Forecast risks are balanced. Upside could come from faster‑than‑expected expansion in electric vehicle battery manufacturing (which uses direct drive motors in winding and stacking stations) and from the onshoring of electronics production to South‑Eastern Asia. Downside risks include a slowdown in global semiconductor investment, prolonged raw material cost inflation, or the emergence of competing gearless technologies (such as linear motors with integrated drives) that substitute for certain rotary direct drive applications. Regional production capacity is expected to grow, but import dependence will remain above 50% through 2030, gradually declining to 45–50% by 2035 as local assembly lines expand and component supply chains regionalize.
Market Opportunities
Several distinct market opportunities exist for suppliers, integrators, and technology partners in South‑Eastern Asia. First, the aftermarket and replacement parts segment—currently 10–15% of unit volume but generating consistent margin—is under‑penetrated by structured service channels. Establishing network of authorized repair centers, stocking commonly replaced encoder and bearing kits, and offering fast‑turnaround dynamometer testing could capture a share of the estimated 15–20% of installed base that is over 8 years old and entering replacement cycles.
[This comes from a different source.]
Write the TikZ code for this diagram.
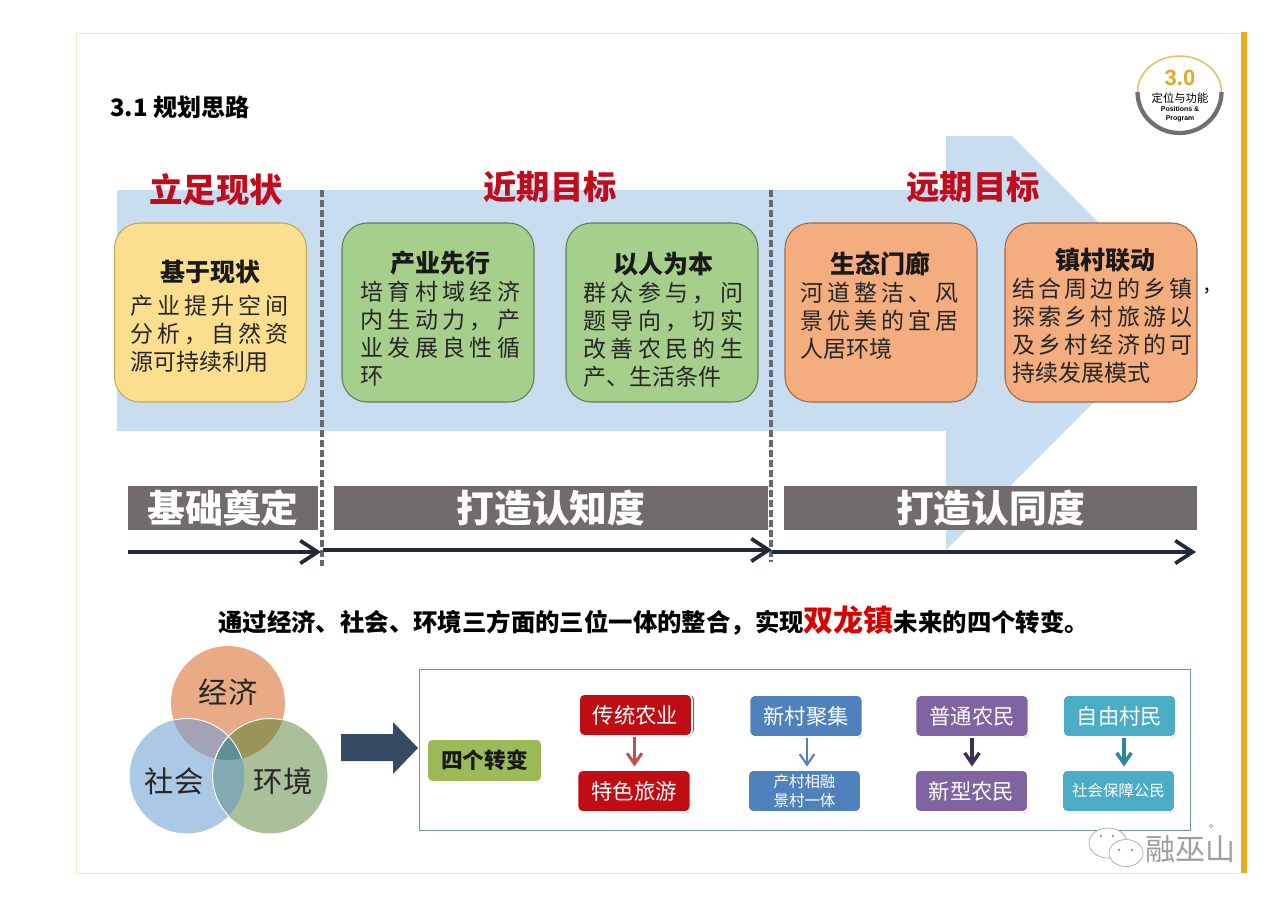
\documentclass[tikz,border=0pt]{standalone}
\usepackage{fontspec}
\setmainfont{Noto Sans CJK SC}
\newfontfamily\latinb{Liberation Sans}
\usetikzlibrary{arrows.meta,shadows}
\definecolor{panelblue}{HTML}{C9DDF0}
\definecolor{titlered}{HTML}{C00D1E}
\definecolor{bargray}{HTML}{726B6C}
\definecolor{timeline}{HTML}{202B3A}
\definecolor{dashgray}{HTML}{666A70}
\definecolor{frameyellow}{HTML}{F1EDBE}
\definecolor{sidebar}{HTML}{EDAB1E}
\definecolor{logogold}{HTML}{DEC05A}
\definecolor{logogray}{HTML}{707070}
\definecolor{lognum}{HTML}{E2A826}
\definecolor{yellowline}{HTML}{C4A85C}
\definecolor{yellowfill}{HTML}{FCDE8F}
\definecolor{greenline}{HTML}{54825C}
\definecolor{greenfill}{HTML}{A6CF8B}
\definecolor{orangeline}{HTML}{9C6B50}
\definecolor{orangefill}{HTML}{F4AD7F}
\definecolor{vtop}{HTML}{E8AB85}
\definecolor{vright}{HTML}{A9C09A}
\definecolor{vleft}{HTML}{ABC8E5}
\definecolor{vtl}{HTML}{A3A3B5}
\definecolor{vtr}{HTML}{9B9458}
\definecolor{vlr}{HTML}{82AAB2}
\definecolor{vall}{HTML}{609096}
\definecolor{blockarrow}{HTML}{364A63}
\definecolor{outerline}{HTML}{6F93A8}
\definecolor{tgreen}{HTML}{9BBB59}
\definecolor{tred}{HTML}{C00D13}
\definecolor{tblue}{HTML}{4F81BD}
\definecolor{tpurple}{HTML}{8064A2}
\definecolor{tteal}{HTML}{4BACC6}
\definecolor{ared}{HTML}{C0504D}
\definecolor{apurple}{HTML}{3F3151}
\definecolor{ateal}{HTML}{31859C}
\newcommand\lsp[2]{{\addfontfeature{LetterSpace=#1}#2}}
\newcommand\fsz[2]{\fontsize{#1}{#2}\selectfont}
\tikzset{
  x=0.75pt,y=-0.75pt,
  card/.style={draw=#1,line width=0.8pt,rounded corners=19pt,minimum width=144pt,minimum height=134.25pt,inner sep=0pt},
  cardhead/.style={font=\fsz{18.75}{22}\bfseries,text=black!90,inner sep=0pt},
  cardbody/.style={font=\fsz{17.25}{21},text=black!85,align=left,anchor=west,inner sep=0pt},
  sectitle/.style={font=\fsz{25}{30}\bfseries,text=titlered,inner sep=0pt},
  barbox/.style={fill=bargray,text=white,font=\fsz{28.3}{32}\bfseries,minimum height=33pt,inner sep=0pt},
  divider/.style={dashgray,line width=2.4pt,dash pattern=on 5.5pt off 2pt},
  timearrow/.style={timeline,line width=2.8pt,-{Straight Barb[length=13pt,width=17pt,line width=2.8pt]}},
  tile/.style={fill=#1,draw=white,line width=1.2pt,rounded corners=4pt,text=white,font=\fsz{16}{19},
    minimum width=84.75pt,minimum height=31.5pt,inner sep=0pt,align=center,
    copy shadow={fill=black!22,draw=none,shadow xshift=0.4pt,shadow yshift=-0.9pt}},
  tilearrow/.style 2 args={draw=#1,line width=#2,-{Straight Barb[length=8pt,width=11pt,line width=#2]},shorten >=2pt},
  vennlabel/.style={font=\fsz{22}{26},text=black!85,inner sep=0pt},
}
\begin{document}
\begin{tikzpicture}
\useasboundingbox (0,0) rectangle (1280,904);
\fill[white] (0,0) rectangle (1280,904);
% page frame
\draw[draw=frameyellow,line width=0.6pt] (76,33) rectangle (1241,873);
\fill[fill=sidebar] (1241,32) rectangle (1247,873);
\node[font=\fsz{18}{21}\bfseries,anchor=west,inner sep=0pt] (heading) at (110,107) {3.1 规划思路};
% logo
\draw[line width=1.1pt,draw=logogold] (1137.5,92) arc[start angle=180,end angle=360,x radius=42,y radius=36];
\draw[line width=3.2pt,draw=logogray] (1137.5,92) arc[start angle=180,end angle=0,x radius=42,y radius=41];
\node[font=\latinb\fsz{16.5}{16}\bfseries,text=lognum,inner sep=0pt] (logonum) at (1180,78) {3.0};
\node[font=\fsz{8.5}{9},inner sep=0pt] (logocn) at (1180,98) {定位与功能};
\node[font=\latinb\fsz{5.2}{6}\bfseries,inner sep=0pt] (logoen1) at (1180,109) {Positions \&};
\node[font=\latinb\fsz{5.2}{6}\bfseries,inner sep=0pt] (logoen2) at (1180,119) {Program};
% big pale arrow
\fill[panelblue] (117,190) -- (946,190) -- (946,136) -- (1012,136) -- (1186,310) -- (946,550) -- (946,431) -- (117,431) -- cycle;
% dividers
\coordinate (d1a) at (322,190); \coordinate (d1b) at (322,566);
\coordinate (d2a) at (771,190); \coordinate (d2b) at (771,562);
\draw[divider] (d1a) -- (d1b);
\draw[divider] (d2a) -- (d2b);
% section titles
\node[sectitle] (t1) at (216,190) {立足现状};
\node[sectitle] (t2) at (550,187) {近期目标};
\node[sectitle] (t3) at (973,187) {远期目标};
% cards
\node[card=yellowline,fill=yellowfill] (c1) at (210.5,312.5) {};
\node[card=greenline,fill=greenfill] (c2) at (438,312.5) {};
\node[card=greenline,fill=greenfill] (c3) at (662,312.5) {};
\node[card=orangeline,fill=orangefill] (c4) at (881,312.5) {};
\node[card=orangeline,fill=orangefill] (c5) at (1101,312.5) {};
\node[cardhead] (h1) at (210,272) {基于现状};
\node[cardhead] (h2) at (440,263) {产业先行};
\node[cardhead] (h3) at (663,264) {以人为本};
\node[cardhead] (h4) at (880,264) {生态门廊};
\node[cardhead] (h5) at (1105,260) {镇村联动};
\node[cardbody] (b1) at (130,333.5) {\lsp{18}{产业提升空间}\\\lsp{18}{分析，自然资}\\源可持续利用};
\node[cardbody] (b2) at (360,333.5) {\lsp{19}{培育村域经济}\\\lsp{19}{内生动力，产}\\\lsp{19}{业发展良性循}\\环};
\node[cardbody] (b3) at (583,335) {\lsp{19}{群众参与，问}\\\lsp{19}{题导向，切实}\\\lsp{19}{改善农民的生}\\产、生活条件};
\node[cardbody] (b4) at (800,321) {\lsp{18}{河道整洁、风}\\\lsp{18}{景优美的宜居}\\人居环境};
\node[cardbody] (b5) at (1012,330.5) {\lsp{14}{结合周边的乡镇}\\\lsp{14}{探索乡村旅游以}\\\lsp{14}{及乡村经济的可}\\持续发展模式};
\node[font=\fsz{15}{18},inner sep=0pt] (comma) at (1207,291) {,};
% grey bars
\node[barbox,minimum width=142.5pt] (g1) at (223,508) {基础奠定};
\node[barbox,minimum width=325.5pt] (g2) at (551,508) {打造认知度};
\node[barbox,minimum width=309.75pt] (g3) at (990.5,508) {打造认同度};
% timeline
\coordinate (a0) at (128,552); \coordinate (a1) at (321,552);
\coordinate (a2) at (323,550); \coordinate (a3) at (772,550);
\coordinate (a4) at (772,552); \coordinate (a5) at (1196,552);
\draw[timearrow] (a0) -- (a1);
\draw[timearrow] (a2) -- (a3);
\draw[timearrow] (a4) -- (a5);
% sentence
\node[font=\fsz{18.3}{21}\bfseries,anchor=west,inner sep=0pt] (sentence) at (218,621) {通过经济、社会、环境三方面的三位一体的整合，实现{\fontsize{22.5}{24}\selectfont\color{red!85!black}双龙镇}未来的四个转变。};
% venn
\def\cTop{(228,703) circle[radius=42.75pt]}
\def\cLeft{(187,776) circle[radius=43.1pt]}
\def\cRight{(270,776) circle[radius=43.1pt]}
\fill[fill=vtop] \cTop;
\fill[fill=vright] \cRight;
\fill[fill=vleft] \cLeft;
\begin{scope}\clip \cTop; \fill[fill=vtl] \cLeft; \end{scope}
\begin{scope}\clip \cTop; \fill[fill=vtr] \cRight; \end{scope}
\begin{scope}\clip \cLeft; \fill[fill=vlr] \cRight; \end{scope}
\begin{scope}\clip \cTop; \clip \cLeft; \fill[fill=vall] \cRight; \end{scope}
\begin{scope}\clip \cTop; \draw[white,line width=0.7pt] \cLeft; \draw[white,line width=0.7pt] \cRight; \end{scope}
\begin{scope}\clip \cLeft; \draw[white,line width=0.7pt] \cRight; \end{scope}
\node[vennlabel] (v1) at (228,692) {经济};
\node[vennlabel] (v2) at (174,781) {社会};
\node[vennlabel] (v3) at (283,781) {环境};
% block arrow
\fill[fill=blockarrow] (341,734) -- (393,734) -- (393,722) -- (418,748) -- (393,774) -- (393,761) -- (341,761) -- cycle;
% outer frame
\node[draw=outerline,line width=0.6pt,fill=white,minimum width=578.25pt,minimum height=120.75pt,inner sep=0pt] (frame) at (804.5,749.5) {};
\node[tile=tgreen,text=black!90,font=\fsz{16.3}{19}\bfseries,minimum width=86.25pt,minimum height=32.25pt] (four) at (484.5,760.5) {四个转变};
% tiles
\fill[ared,rounded corners=3pt] (670,695) rectangle (694,734);
\node[tile=tred] (p1) at (635.5,715) {传统农业};
\node[tile=tred] (q1) at (634,791) {特色旅游};
\node[tile=tblue] (p2) at (806,716) {新村聚集};
\node[tile=tblue,font=\fsz{11.6}{14.5}] (q2) at (804.5,791) {产村相融\\景村一体};
\node[tile=tpurple] (p3) at (972,716) {普通农民};
\node[tile=tpurple] (q3) at (971.5,791) {新型农民};
\node[tile=tteal] (p4) at (1119.5,716) {自由村民};
\node[tile=tteal,font=\fsz{11.6}{14}] (q4) at (1118.5,791) {社会保障公民};
\draw[tilearrow={ared}{2.2pt}] (p1.south -| 634.5,0) -- (q1.north -| 634.5,0);
\draw[tilearrow={tblue}{1.5pt}] (p2.south -| 807,0) -- (q2.north -| 807,0);
\draw[tilearrow={apurple}{2.6pt}] (p3.south -| 972,0) -- (q3.north -| 972,0);
\draw[tilearrow={ateal}{2.6pt}] (p4.south -| 1124,0) -- (q4.north -| 1124,0);
% watermark
\draw[black!35,fill=white,line width=0.5pt] (1108,843) ellipse[x radius=14.25pt,y radius=11.25pt];
\draw[black!35,fill=white,line width=0.5pt] (1126,853) ellipse[x radius=12.75pt,y radius=10.1pt];
\foreach \ex/\ey in {1101/836,1113/836,1119/850,1132/850}
  \fill[black!40] (\ex,\ey) circle[radius=1pt];
\node[font=\fsz{22.5}{26},text=black!38,inner sep=0pt] (mark) at (1190,849) {融巫山};
\draw[black!40,line width=0.5pt] (1211,826) circle[radius=1.3pt];
\end{tikzpicture}
\end{document}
Second, the transition from standalone motors to integrated motor‑drive‑controller systems presents an opportunity for suppliers who can deliver application‑tailored, pre‑qualified packages. OEMs in semiconductor and electronics equipment increasingly prefer a single‑supplier solution with guaranteed torque accuracy, saving 3–6 months of integration and testing. Third, the growth of direct drive motor demand in Vietnam and other emerging industrial economies favors distributors who establish local technical support and inventory hubs, reducing lead times from the current 12–20 weeks to 4–8 weeks for common configurations.
Finally, partnerships with local component manufacturers (magnet assembly, stator lamination stamping) to regionalize input supply could improve cost competitiveness and supply resilience as import‑dependence gradually shifts toward regional sourcing.